I'm hesitant to get too analytical with Lester Young. Not that there isn't a lot here to pick apart, it's just that it's so much more fun to ponder the mysteries: the way he can make three notes do the work of two bars, how two bars can be all about one note, or how he'll seemingly "toss off" a simple fragment - say, CDEFG in eighth-notes - and it sounds like the lost Eleventh Commandment. The casual-sounding way he can make musical statements that are, upon inspection, breathtaking in their organization and balance - there's nothing "casual" about them! Listen for how he scoops up to some notes, and how he hits some right on the money, also how he changes his relationship to the beat. The received wisdom is that he tended to play his solos "behind the beat," but then you hear at measure 27 for example, the way he stabs the D on beat one a little bit in front.  

As you play through this, keep in mind that accents in jazz usually occur on the peaks in the melodic contour, and on the last note in phrases ending on the "and." Listen in this solo for the interplay between downbeat and upbeat accents. Above all, listen to the way that it all seems to be wrapped in a calm assurance that this note, this one right here, is precisely the one that needs to be played at precisely this instant. 

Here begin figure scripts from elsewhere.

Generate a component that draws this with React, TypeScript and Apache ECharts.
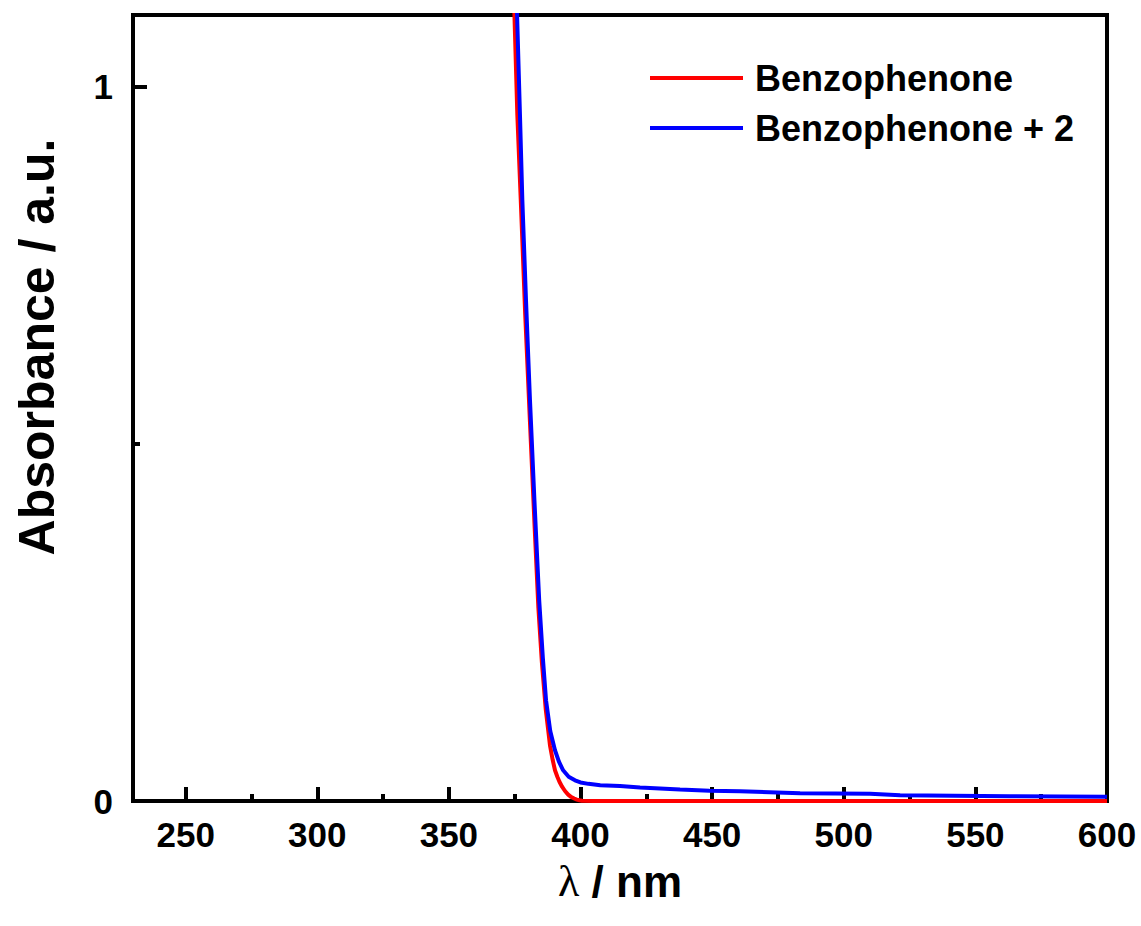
import React, { useEffect, useRef } from "react";
import * as echarts from "echarts";

// Wavelength (nm) and absorbance samples for each spectrum
const benzoWavelength = [
  374.2, 374.9, 376.0, 377.3, 379.0, 380.8, 382.6, 384.0, 385.3, 386.8, 388.4,
  389.4, 390.3, 391.2, 392.0, 393.0, 394.1, 395.3, 396.5, 397.6, 398.6, 399.6,
  400.5, 405, 420, 450, 500, 550, 600,
];
const benzoAbs = [
  1.22, 1.1, 0.96, 0.841, 0.68, 0.53, 0.381, 0.27, 0.195, 0.128, 0.078,
  0.058, 0.043, 0.034, 0.027, 0.02, 0.014, 0.009, 0.0055, 0.0035, 0.002, 0.001,
  0.0004, 0, 0, 0, 0, 0, 0,
];

const mixWavelength = [
  375.0, 375.9, 377.0, 377.9, 379.3, 380.8, 382.5, 384.3, 385.7, 386.9, 388.5,
  390.3, 391.8, 393.4, 395.5, 397.9, 400.0, 403.0, 407.5, 415.0, 422.6, 437.8,
  449.0, 460.6, 483.4, 510.0, 521.4, 563.0, 600.0,
];
const mixAbs = [
  1.22, 1.1, 0.96, 0.841, 0.7, 0.561, 0.42, 0.281, 0.2, 0.141, 0.098,
  0.071, 0.055, 0.043, 0.034, 0.029, 0.026, 0.024, 0.022, 0.021, 0.019, 0.016,
  0.0145, 0.0136, 0.0108, 0.0103, 0.008, 0.0066, 0.006,
];

const seriesNames = ["Benzophenone", "Benzophenone + 2"];
const seriesColors = ["#ff0000", "#0000ff"];

// Axis ranges and tick positions
const xRange = [230, 600];
const yRange = [0, 1.1];
const xMajorTicks = [250, 300, 350, 400, 450, 500, 550, 600];
const xMinorTicks = [275, 325, 375, 425, 475, 525, 575];
const yMajorTicks = [0, 1];
const yMinorTicks = [0.5];

const yTitle = "Absorbance / a.u.";

const SANS = "Liberation Sans, Arial, sans-serif";

export default function App() {
  const ref = useRef<HTMLDivElement>(null);

  useEffect(() => {
    if (!ref.current) return;
    const chart = echarts.init(ref.current, undefined, { renderer: "svg" });

    const pair = (xs: number[], ys: number[]) => xs.map((x, i) => [x, ys[i]]);

    const baseAxisLabel = {
      color: "#000",
      fontFamily: SANS,
      fontWeight: "bold" as const,
      fontSize: 35,
    };

    chart.setOption({
      animation: false,
      backgroundColor: "#fff",
      grid: {
        left: 133,
        right: 34,
        top: 15,
        bottom: 125,
        show: true,
        borderColor: "#000",
        borderWidth: 4,
        containLabel: false,
        outerBoundsMode: "none",
      },
      legend: {
        orient: "vertical",
        left: 650,
        top: 58,
        padding: 0,
        itemWidth: 93,
        itemHeight: 4,
        itemGap: 10,
        icon: "rect",
        data: seriesNames,
        textStyle: {
          color: "#000",
          fontFamily: SANS,
          fontWeight: "bold",
          fontSize: 36,
          lineHeight: 40,
          padding: [0, 0, 0, 7],
        },
      },
      xAxis: [
        {
          type: "value",
          min: xRange[0],
          max: xRange[1],
          position: "bottom",
          name: `{l|λ}{b| / nm}`,
          nameLocation: "middle",
          nameGap: 58,
          nameTextStyle: {
            rich: {
              l: { fontFamily: "Liberation Serif, serif", fontSize: 44, color: "#000" },
              b: { fontFamily: SANS, fontWeight: "bold", fontSize: 44, color: "#000" },
            },
          },
          axisLine: { show: true, onZero: false, lineStyle: { color: "#000", width: 4 } },
          axisTick: {
            show: true,
            inside: true,
            length: 14,
            customValues: xMajorTicks,
            lineStyle: { color: "#000", width: 4 },
          },
          axisLabel: { ...baseAxisLabel, margin: 16, customValues: xMajorTicks },
          splitLine: { show: false },
        },
        {
          type: "value",
          min: xRange[0],
          max: xRange[1],
          position: "bottom",
          axisLine: { show: false },
          axisTick: {
            show: true,
            inside: true,
            length: 7,
            customValues: xMinorTicks,
            lineStyle: { color: "#000", width: 4 },
          },
          axisLabel: { show: false },
          splitLine: { show: false },
        },
      ],
      yAxis: [
        {
          type: "value",
          min: yRange[0],
          max: yRange[1],
          position: "left",
          axisLine: { show: true, onZero: false, lineStyle: { color: "#000", width: 4 } },
          axisTick: {
            show: true,
            inside: true,
            length: 14,
            customValues: yMajorTicks,
            lineStyle: { color: "#000", width: 4 },
          },
          axisLabel: { ...baseAxisLabel, margin: 20, customValues: yMajorTicks },
          splitLine: { show: false },
        },
        {
          type: "value",
          min: yRange[0],
          max: yRange[1],
          position: "left",
          axisLine: { show: false },
          axisTick: {
            show: true,
            inside: true,
            length: 7,
            customValues: yMinorTicks,
            lineStyle: { color: "#000", width: 4 },
          },
          axisLabel: { show: false },
          splitLine: { show: false },
        },
      ],
      graphic: [
        {
          type: "text",
          x: 37,
          y: 347,
          rotation: Math.PI / 2,
          style: {
            text: yTitle,
            fill: "#000",
            font: `bold 50px ${SANS}`,
            align: "center",
            verticalAlign: "middle",
          },
        },
      ],
      series: [
        {
          name: seriesNames[0],
          type: "line",
          data: pair(benzoWavelength, benzoAbs),
          showSymbol: false,
          clip: true,
          color: seriesColors[0],
          lineStyle: { color: seriesColors[0], width: 4 },
          z: 3,
        },
        {
          name: seriesNames[1],
          type: "line",
          data: pair(mixWavelength, mixAbs),
          showSymbol: false,
          clip: true,
          color: seriesColors[1],
          lineStyle: { color: seriesColors[1], width: 4 },
          z: 4,
        },
      ],
    });

    return () => chart.dispose();
  }, []);

  return (
    <div
      ref={ref}
      style={{ position: "absolute", left: 0, top: 0, width: 1141, height: 926 }}
    />
  );
}
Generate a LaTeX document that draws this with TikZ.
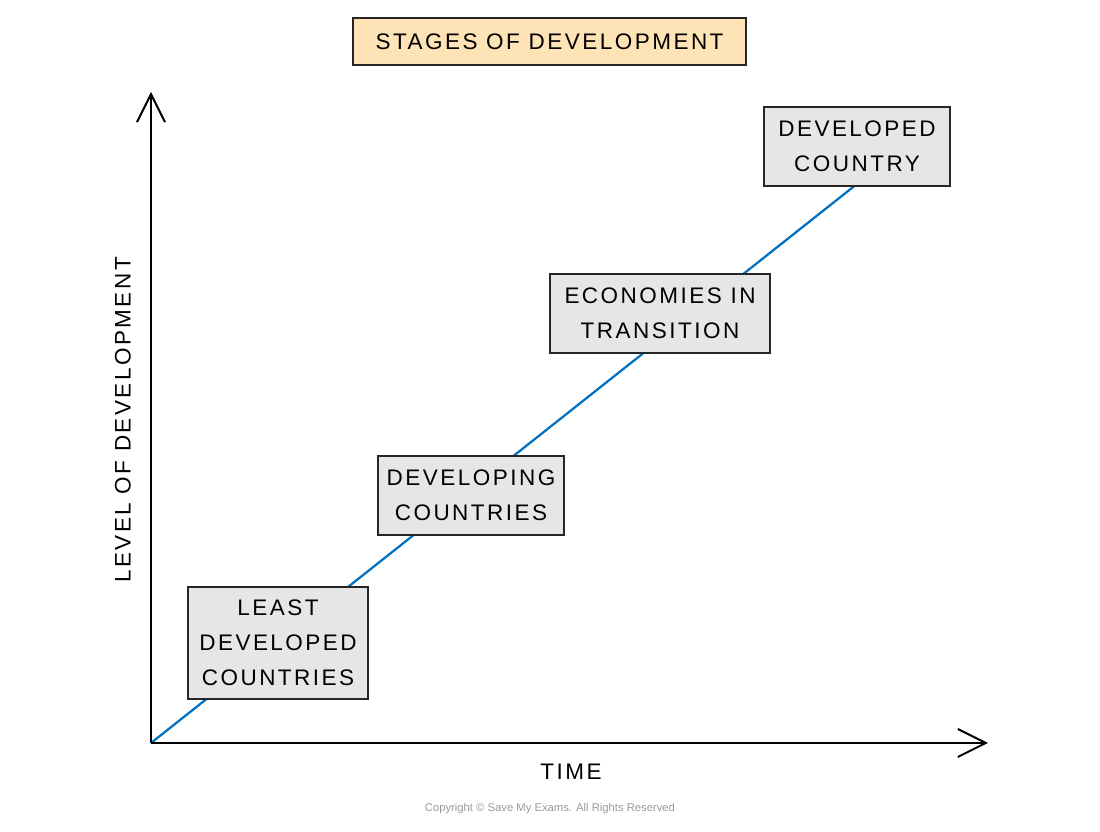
\documentclass[tikz,border=0pt]{standalone}
\usepackage{fontspec}
\setmainfont[LetterSpace=11]{Liberation Sans}
\newfontfamily\plainfont{Liberation Sans}
\usepackage{tikz}
\usetikzlibrary{arrows.meta,positioning}

\definecolor{boxgray}{HTML}{E6E6E6}
\definecolor{titleorange}{HTML}{FDE3B5}
\definecolor{lineblue}{HTML}{0070C0}

\begin{document}
\begin{tikzpicture}[x=0.025cm, y=0.025cm,
  stage/.style={draw=black!85, fill=boxgray, line width=1pt, text centered, align=center,
    font=\fontsize{16}{25}\selectfont},
  axis/.style={line width=1.4pt, -{Straight Barb[length=7mm,width=7mm,line width=1.4pt]}},
  label/.style={font=\fontsize{16}{25}\selectfont}]

\useasboundingbox (0,0) rectangle (1100,832);

%axes
\coordinate (O) at (151,89);
\coordinate (ytop) at (151,740);
\coordinate (xend) at (988,89);
\coordinate (linetop) at (862,652);

\draw [lineblue, line width=1.6pt] (O) -- (linetop);
\draw [axis] (O) -- (ytop);
\draw [axis] (O) -- (xend);

%title
\node [draw=black!85, fill=titleorange, line width=1pt, minimum width=393*0.025cm, minimum height=47*0.025cm,
  font=\fontsize{16}{25}\selectfont] (title) at (549.5,790.5) {STAGES OF DEVELOPMENT};

%stages
\node [stage, minimum width=180*0.025cm, minimum height=112*0.025cm] (least) at (278,189) {LEAST\\DEVELOPED\\COUNTRIES};
\node [stage, minimum width=186*0.025cm, minimum height=79*0.025cm] (developing) at (471,336.5) {DEVELOPING\\COUNTRIES};
\node [stage, minimum width=220*0.025cm, minimum height=79*0.025cm] (transition) at (660,518.5) {ECONOMIES IN\\TRANSITION};
\node [stage, minimum width=186*0.025cm, minimum height=79*0.025cm] (developed) at (857,685.5) {DEVELOPED\\COUNTRY};

%axis labels
\node [label, rotate=90] (ylabel) at (123,412) {LEVEL OF DEVELOPMENT};
\node [label] (xlabel) at (571,60) {TIME};
\node [font=\plainfont\fontsize{8}{9}\selectfont, text=black!40] (copy) at (550,23) {Copyright \textcopyright{} Save My Exams. All Rights Reserved};

\end{tikzpicture}
\end{document}
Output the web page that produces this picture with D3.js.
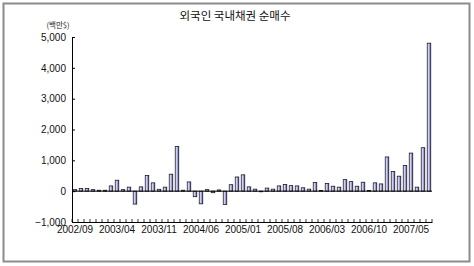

One of my favorite moments is at measure 63 and 64; I've notated it as a B, and theoretically speaking B or Bb would work just fine here, but he plays basically a B half-flat, which he smears up a tiny bit (but not up to B), then down towards the following A. My suggestion is to play it as a Bb, bent up slightly. It's a fascinating moment! I like the idea that, having made prominent use of Bb in bars 56 and 57, and knowing a B-natural is imminent (it's in three of the solo's last four bars), he split the difference in bar 63, neither repeating the Bb nor reaching the B-natural too soon.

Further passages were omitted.